Friday, 13 July
We have once again crossed the Rhine. It does not get any easier with practice, even on a Sunday. Half of Europe was on the road with us in cars or caravans packed to bursting for the holiday ahead. Road works slowed traffic to a trickle everywhere and an uncomfortably hot sun beat down most of the way. It took close to 12 hours.

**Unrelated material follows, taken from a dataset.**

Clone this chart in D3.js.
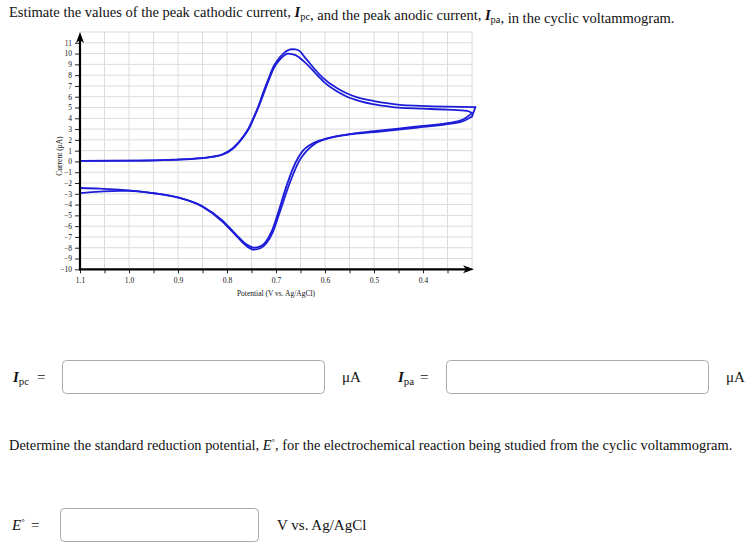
<!DOCTYPE html>
<html>
<head>
<meta charset="utf-8">
<script src="https://cdn.jsdelivr.net/npm/d3@7"></script>
<style>
  body { margin: 0; background: #fff; }
  svg text, svg tspan { font-family: "Liberation Serif", "Times New Roman", serif; fill: #111; }
</style>
</head>
<body>
<div id="chart"></div>
<script>
// tick labels
const xTickLabels = [1.1, 1.0, 0.9, 0.8, 0.7, 0.6, 0.5, 0.4];
const yTickLabels = [-10, -9, -8, -7, -6, -5, -4, -3, -2, -1, 0, 1, 2, 3, 4, 5, 6, 7, 8, 9, 10, 11];

// cycle 1 : [potential (V), current (uA)]
const cycle1Lower = [
  [1.10, -2.93], [1.06, -2.80], [1.02, -2.72], [1.00, -2.72], [0.95, -2.95],
  [0.90, -3.35], [0.85, -4.20], [0.81, -5.55], [0.78, -6.95], [0.76, -7.85],
  [0.745, -8.18], [0.732, -8.05], [0.72, -7.60], [0.706, -6.50], [0.693, -4.80],
  [0.672, -2.00], [0.652, 0.10], [0.637, 1.00], [0.622, 1.60], [0.60, 2.05],
  [0.57, 2.40], [0.54, 2.60], [0.50, 2.80], [0.45, 3.05], [0.40, 3.30],
  [0.35, 3.55], [0.32, 3.85], [0.30, 4.48]
];
const cycle1Upper = [
  [0.30, 4.48], [0.31, 4.68], [0.35, 4.80], [0.40, 4.89], [0.45, 4.98],
  [0.474, 5.12], [0.50, 5.30], [0.529, 5.60], [0.555, 6.00], [0.576, 6.50],
  [0.603, 7.40], [0.62, 8.20], [0.631, 8.75], [0.645, 9.35], [0.66, 9.85],
  [0.675, 10.00], [0.69, 9.55], [0.705, 8.60], [0.715, 7.50], [0.726, 6.20],
  [0.736, 5.00], [0.746, 3.95], [0.757, 2.90], [0.767, 2.25], [0.787, 1.22],
  [0.808, 0.64], [0.83, 0.42], [0.855, 0.28], [0.91, 0.15], [0.98, 0.07], [1.10, 0.05]
];

// cycle 2
const cycle2Lower = [
  [1.10, -2.46], [1.06, -2.52], [1.02, -2.62], [1.00, -2.68], [0.95, -2.93],
  [0.90, -3.33], [0.85, -4.15], [0.81, -5.45], [0.78, -6.85], [0.76, -7.70],
  [0.745, -8.00], [0.732, -7.88], [0.72, -7.40], [0.708, -6.40], [0.696, -4.80],
  [0.678, -2.20], [0.66, -0.10], [0.645, 1.00], [0.63, 1.55], [0.61, 1.95],
  [0.58, 2.30], [0.55, 2.50], [0.50, 2.72], [0.45, 2.95], [0.40, 3.20],
  [0.35, 3.45], [0.32, 3.70], [0.30, 4.17]
];
const cycle2Upper = [
  [0.293, 5.04], [0.35, 5.08], [0.406, 5.16], [0.447, 5.25],
  [0.474, 5.40], [0.50, 5.60], [0.529, 5.87], [0.555, 6.30], [0.576, 6.80],
  [0.603, 7.70], [0.62, 8.50], [0.631, 9.10], [0.642, 9.70], [0.651, 10.20],
  [0.66, 10.38], [0.668, 10.40], [0.678, 10.25], [0.685, 10.00], [0.695, 9.50],
  [0.705, 8.80], [0.715, 7.70], [0.726, 6.40], [0.736, 5.10], [0.746, 4.05],
  [0.757, 2.98], [0.767, 2.30], [0.787, 1.27], [0.808, 0.68], [0.83, 0.44],
  [0.855, 0.30], [0.91, 0.17], [0.98, 0.08], [1.10, 0.06]
];

const W = 747, H = 554;
const svg = d3.select("#chart").append("svg")
  .attr("width", W).attr("height", H)
  .attr("font-family", "Liberation Serif");

// fit a text group to a measured width from the screenshot
function fitWidth(g, x, y, target) {
  const w = g.node().getBBox().width;
  g.attr("transform", `translate(${x},${y}) scale(${target / w},1)`);
}

// question text with italic bold I and subscript
function richText(parent, parts, size) {
  const t = parent.append("text").attr("font-size", size);
  parts.forEach(p => {
    if (typeof p === "string") {
      t.append("tspan").text(p);
    } else {
      t.append("tspan").attr("font-style", "italic").attr("font-weight", "bold").text(p.sym);
      t.append("tspan").attr("font-size", size * 0.72).attr("dy", 3).text(p.sub);
      t.append("tspan").attr("dy", -3).text("");
    }
  });
  return t;
}

const title = svg.append("g");
richText(title, ["Estimate the values of the peak cathodic current, ", {sym: "I", sub: "pc"},
  ", and the peak anodic current, ", {sym: "I", sub: "pa"}, ", in the cyclic voltammogram."], 15);
fitWidth(title, 9, 17, 666);

// ---- chart ----
const x = d3.scaleLinear().domain([1.1, 0.3]).range([80, 472]);
const y = d3.scaleLinear().domain([-10, 12]).range([269.3, 32]);

const plot = svg.append("g");

// grid
plot.append("g").selectAll("line")
  .data(d3.range(-10, 13))
  .join("line")
  .attr("x1", x(1.1)).attr("x2", x(0.3))
  .attr("y1", d => y(d)).attr("y2", d => y(d))
  .attr("stroke", "#dcdcdc").attr("stroke-width", 1);

plot.append("g").selectAll("line")
  .data(d3.range(0, 17).map(i => 1.1 - i * 0.05))
  .join("line")
  .attr("x1", d => x(d)).attr("x2", d => x(d))
  .attr("y1", y(-10)).attr("y2", y(12))
  .attr("stroke", "#dcdcdc").attr("stroke-width", 1);

// curves: each sweep is monotone in potential
const line = d3.line()
  .x(d => x(d[0])).y(d => y(d[1]))
  .curve(d3.curveMonotoneX);
const straight = d3.line()
  .x(d => x(d[0])).y(d => y(d[1]));

const paths = [
  line(cycle1Lower), line(cycle1Upper),
  line(cycle2Lower), line(cycle2Upper),
  // switching point of cycle 2
  straight([cycle2Lower[cycle2Lower.length - 1], cycle2Upper[0]])
];
paths.forEach(d => {
  plot.append("path")
    .attr("d", d)
    .attr("fill", "none")
    .attr("stroke", "#1c1cd9")
    .attr("stroke-width", 1.8)
    .attr("stroke-linejoin", "round")
    .attr("stroke-linecap", "round");
});

// axes
const xAxis = d3.axisBottom(x)
  .tickValues(d3.range(0, 16).map(i => 1.1 - i * 0.05))
  .tickSize(4)
  .tickFormat(d => {
    const hit = xTickLabels.find(v => Math.abs(v - d) < 1e-6);
    return hit !== undefined ? hit.toFixed(1) : "";
  });

const gx = plot.append("g")
  .attr("transform", `translate(0,${y(-10)})`)
  .call(xAxis);
gx.attr("font-family", "Liberation Serif");
gx.select(".domain").remove();
gx.selectAll(".tick line").attr("stroke", "#222");
gx.selectAll(".tick text")
  .attr("font-size", 7.5).attr("fill", "#222").attr("dy", "0.85em");

const yAxis = d3.axisLeft(y)
  .tickValues(yTickLabels)
  .tickSize(5)
  .tickFormat(d3.format("d"));

const gy = plot.append("g")
  .attr("transform", `translate(${x(1.1)},0)`)
  .call(yAxis);
gy.attr("font-family", "Liberation Serif");
gy.select(".domain").remove();
gy.selectAll(".tick line").attr("stroke", "#222");
gy.selectAll(".tick text")
  .attr("font-size", 7.5).attr("fill", "#222");

// axis lines with arrow heads
plot.append("line")
  .attr("x1", x(1.1)).attr("x2", x(1.1))
  .attr("y1", y(-10) + 1).attr("y2", y(12) + 6)
  .attr("stroke", "#000").attr("stroke-width", 2.2);
plot.append("path")
  .attr("d", `M${x(1.1)},${y(12)} l-4,11 l4,-3 l4,3 z`)
  .attr("fill", "#000");

plot.append("line")
  .attr("x1", x(1.1) - 1).attr("x2", x(0.3) - 6)
  .attr("y1", y(-10)).attr("y2", y(-10))
  .attr("stroke", "#000").attr("stroke-width", 2.2);
plot.append("path")
  .attr("d", `M${x(0.3) + 2},${y(-10)} l-11,-4 l3,4 l-3,4 z`)
  .attr("fill", "#000");

// axis titles
plot.append("text")
  .attr("transform", `translate(62,${y(0.5)}) rotate(-90)`)
  .attr("text-anchor", "middle")
  .attr("font-size", 7.5).attr("fill", "#222")
  .text("Current (\u03bcA)");

plot.append("text")
  .attr("x", x(0.7)).attr("y", y(-10) + 27)
  .attr("text-anchor", "middle")
  .attr("font-size", 7.5).attr("fill", "#222")
  .text("Potential (V vs. Ag/AgCl)");

// ---- answer fields ----
function inputBox(x0, y0, w, h) {
  svg.append("rect")
    .attr("x", x0 + 0.5).attr("y", y0 + 0.5)
    .attr("width", w).attr("height", h)
    .attr("rx", 4)
    .attr("fill", "#fff").attr("stroke", "#a9a9a9").attr("stroke-width", 1);
}

const rowY = 382;
richText(svg.append("g").attr("transform", `translate(13,${rowY})`), [{sym: "I", sub: "pc"}], 15);
svg.append("text").attr("x", 37).attr("y", rowY).attr("font-size", 15).text("=");
inputBox(62, 360, 262, 33);
svg.append("text").attr("x", 342).attr("y", rowY).attr("font-size", 15).text("\u03bcA");
richText(svg.append("g").attr("transform", `translate(398,${rowY})`), [{sym: "I", sub: "pa"}], 15);
svg.append("text").attr("x", 420).attr("y", rowY).attr("font-size", 15).text("=");
inputBox(446, 360, 262, 33);
svg.append("text").attr("x", 726).attr("y", rowY).attr("font-size", 15).text("\u03bcA");

const q2 = svg.append("g");
q2.append("text").attr("font-size", 15)
  .call(t => {
    t.append("tspan").text("Determine the standard reduction potential, ");
    t.append("tspan").attr("font-style", "italic").text("E");
    t.append("tspan").attr("font-size", 9).attr("dy", -5).text("\u00b0");
    t.append("tspan").attr("dy", 5).text(", for the electrochemical reaction being studied from the cyclic voltammogram.");
  });
fitWidth(q2, 9, 450, 724);

const eRow = 530;
svg.append("text").attr("x", 12).attr("y", eRow).attr("font-size", 15)
  .call(t => {
    t.append("tspan").attr("font-style", "italic").text("E");
    t.append("tspan").attr("font-size", 9).attr("dy", -5).text("\u00b0");
  });
svg.append("text").attr("x", 31).attr("y", eRow).attr("font-size", 15).text("=");
inputBox(60, 508, 198, 33);
svg.append("text").attr("x", 277).attr("y", eRow).attr("font-size", 15).text("V vs. Ag/AgCl");
</script>
</body>
</html>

We were returning from Berlin to oversee the ‘end’ of our renovation project in Paris. But when we opened the door, the end was nowhere in sight. It was chaos, hot and stuffy chaos. Everything had been started and nothing finished. In the kitchen, where we bee-lined for a plate of food and a glass of wine after the miserable drive, the only progress the workers had made was removing all the handles from all the cupboards and all the drawers. How to get to the plates and glasses when all implements are inside those drawers or in a tool box, whereabouts unknown?
Finally I managed to open a lower cabinet with my foot, which in turn allowed me to slide open a drawer from underneath with my hand and get some utensils. With this knife I was able to pry open enough cupboards for us to eat and drink:
After all the renovating we’ve done in Berlin and Paris, you’d think by now I’d be used to it. But as with the drive between the two cities, I feel if anything less able to cope. Living amidst the plastic and plaster dust and clutter leaves me at least as inert and befuddled as it did during Phase I in December.
Where's the washing machine?
At least then I was able to escape to my office, the chambre de bonne up the service stairs. But in the spirit of renovation and renewal, it has been stripped of its junky, reject furnishings and is currently being used as storage space. I write this Friday morning from a small room with a spare bed and the desk where I pay the bills. Paintings from other rooms are stacked all around and I must pick my way between them and the filing cabinet to reach the door. To the left, the mason is hewing tiles, an excruciating shriek. To the right David is on a Skype call. I have put on my construction 'earmuffs' and am astonished by how little noise they actually block out.
Not surprisingly, concentration is elusive. As is my ability at this moment to muster appreciation for the work that is being done around me. So I am going to make a list, a list of What is Good.
I. Paris is good. My feet are on firm ground.
II. Tasha is good too. As I wrote last month, she stayed with her trainer-shrink-yoga teacher Anna when we went to Georgia for 12 days and her improved behaviour since approaches the realm of miracle. Somehow here in Paris, where I’ve been walking her without a lead almost everywhere, it’s particularly apparent. And as you may be able to tell from the above photo, she is coping with the work site better than either of her owners.
III. There is a festive feeling building. Tomorrow is le 14 juillet, Bastille Day, and preparations are in the air.
Disliking crowds and firecrackers, I'm not actually a big fan of the national holiday. As I finish this blog late afternoon on the eve, the workers have gone but their noise has been replaced by the incessant whir of a security helicopter overhead and the whine of sirens in the street. It feels more like a siege than a celebration. This year, however, I don't mind because it's the warm-up for item number IV on the list of What Is Good: the World Cup final on Sunday when France will play Croatia.
(photo by William)
A concerned canine during the England-Croatia match
As with all these national football tournaments, I started at a disdainful distance, saying to David: you're not going to watch another match, are you? Midway I was drawn in to the odd game and by now I'm hooked, lined and sinkered. Watching these talented, disciplined and determined players is a joy; the matches are exciting. But what I marvel at most, what actually brings tears to my eyes, is the way les Bleus and others interact with one another. While racial and ethnic tensions flare up around the world, while geopolitical teams splinter like dry wood, here are these white, black and brown men passing the ball back and forth with clockwork precision, jumping all over one another with joy when a goal is scored, giving a consoling hug when one is missed. We are perfectly capable of getting along.
William consoling Tasha as Croatia scores
I wish you all a restful, restorative summer and to the French team I say: Allez les Bleus !!!